Last month, just in time for NAIDOC week, the Fremantle Council voted unanimously to formally support the “Uluru Statement from the Heart”.
The Uluru Statement from the Heart represents the largest ever consensus of Aboriginal and Torres Strait Islander people on a proposal for substantive recognition. However, it was immediately rejected by Prime Minister Turnbull.
Thankfully, a Parliamentary Inquiry into the Uluru Statement was subsequently established, co-chaired by Senator Pat Dodson and MP Julian Leeser, submissions are currently open and it will produce an interim report by 30 July.
The Council also requested that a submission supporting the Uluru Statement be made on behalf of the Council to the Inquiry.
The Uluru Statement was the outcome of a constitutional convention held in May 2017, and comprised of 250 Aboriginal and Torres Strait Islander leaders from across Australia, after some months of consultation with their communities.
The majority resolved to call for the establishment of a ‘First Nations Voice’ in the Australian Constitution and a ‘Makarrata Commission’ to supervise a process of ‘agreement-making’ and ‘truth-telling’ between governments and Aboriginal and Torres Strait Islander peoples.
Only one of the three key elements set out in the Uluru Statement involves a change to the Australian Constitution:
- The Constitutional Change: Involves enshrining a First Nations Voice in the Australian Constitution that would empower Aboriginal and Torres Strait Islander people.
- The Legislative Change: Involves the establishment of a Makarrata Commission.
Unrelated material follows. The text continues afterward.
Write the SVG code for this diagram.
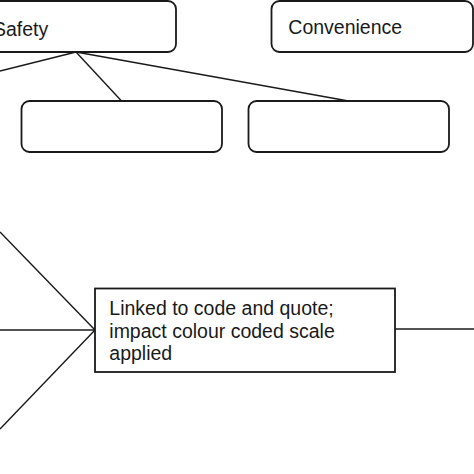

The Makarrata Commission would supervise a process of agreement-making with Australian governments.
- The Commission: Would also oversee a process of truth-telling about Australia’s history and colonisation.
Fremantle Council regularly acknowledges Aboriginal and Torres Strait Islander people as the Traditional Owners of this country and we pay respect their ongoing spiritual and cultural connections with it.
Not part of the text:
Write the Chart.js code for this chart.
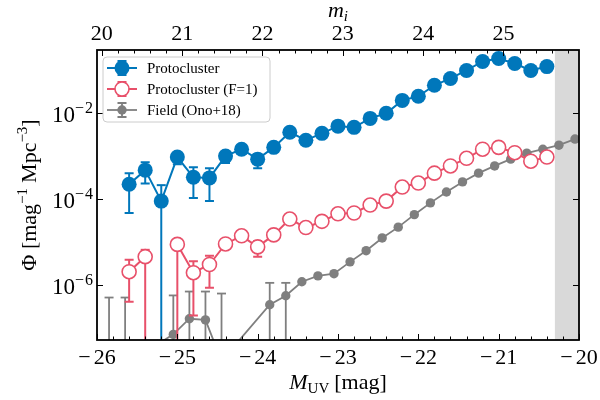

We recognise that many steps need to be taken if Australians are to achieve a genuine and meaningful reconciliation. The Uluru Statement is only the latest step in a long-running debate on constitutional reforms relating to Aboriginal and Torres Strait Islander people, and what such reforms might look like. Paying due regard to the Statement is entirely appropriate at this juncture and it should not have been so quickly dismissed.
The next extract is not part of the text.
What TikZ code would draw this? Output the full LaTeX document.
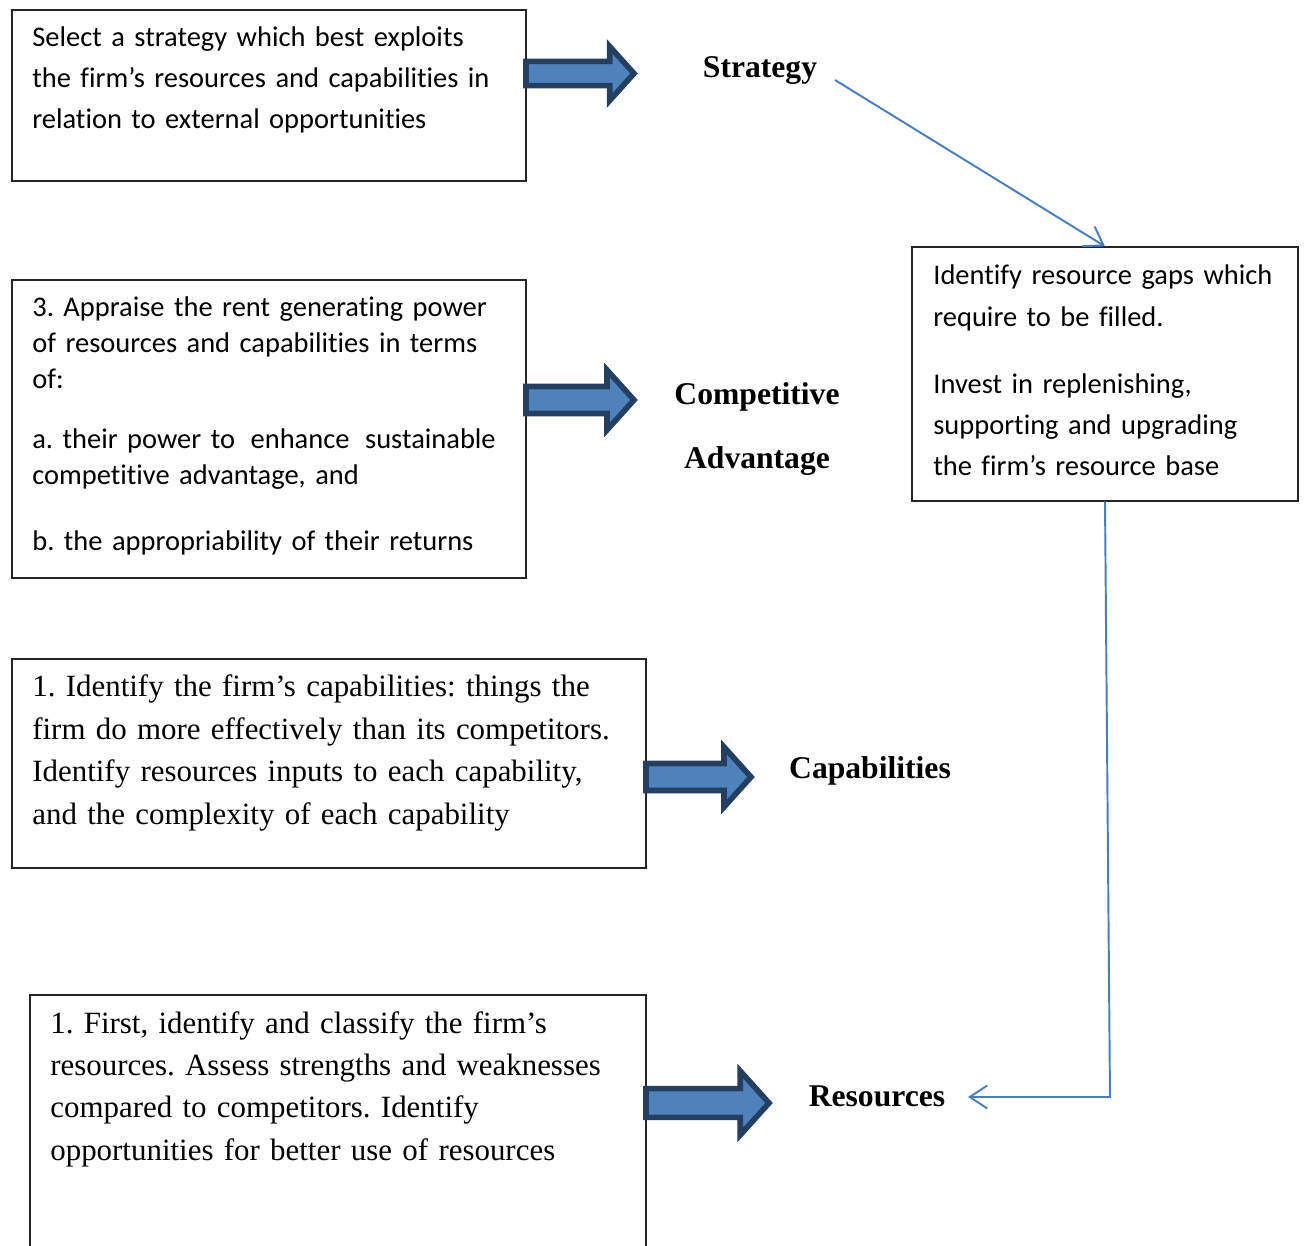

A key resolution from Uluru was the rejection of minimalist or symbolic constitutional recognition, in favour of something capable of creating substantive change while maintaining Indigenous sovereignty. The proposed body has no voting rights and will not alter the make-up of the Australian Parliament, but it will, for the first time, give First Nations peoples a voice to Parliament. If the body is not constitutionally enshrined, thus guaranteeing it cannot be unilaterally dismantled like the Aboriginal and Torres Strait Islander Commission was in 2005, it no longer has the support of the Uluru forum.
My heart broke listening to the words of “Anthem” in 1996 and the words are still devastatingly relevant today. I can remember when a treaty was discussed in the late 80s and early 90s – only to go nowhere. We cannot allow that to happen again. These are challenging issues, but we need to rise to this challenges and work together respectfully to resolve them.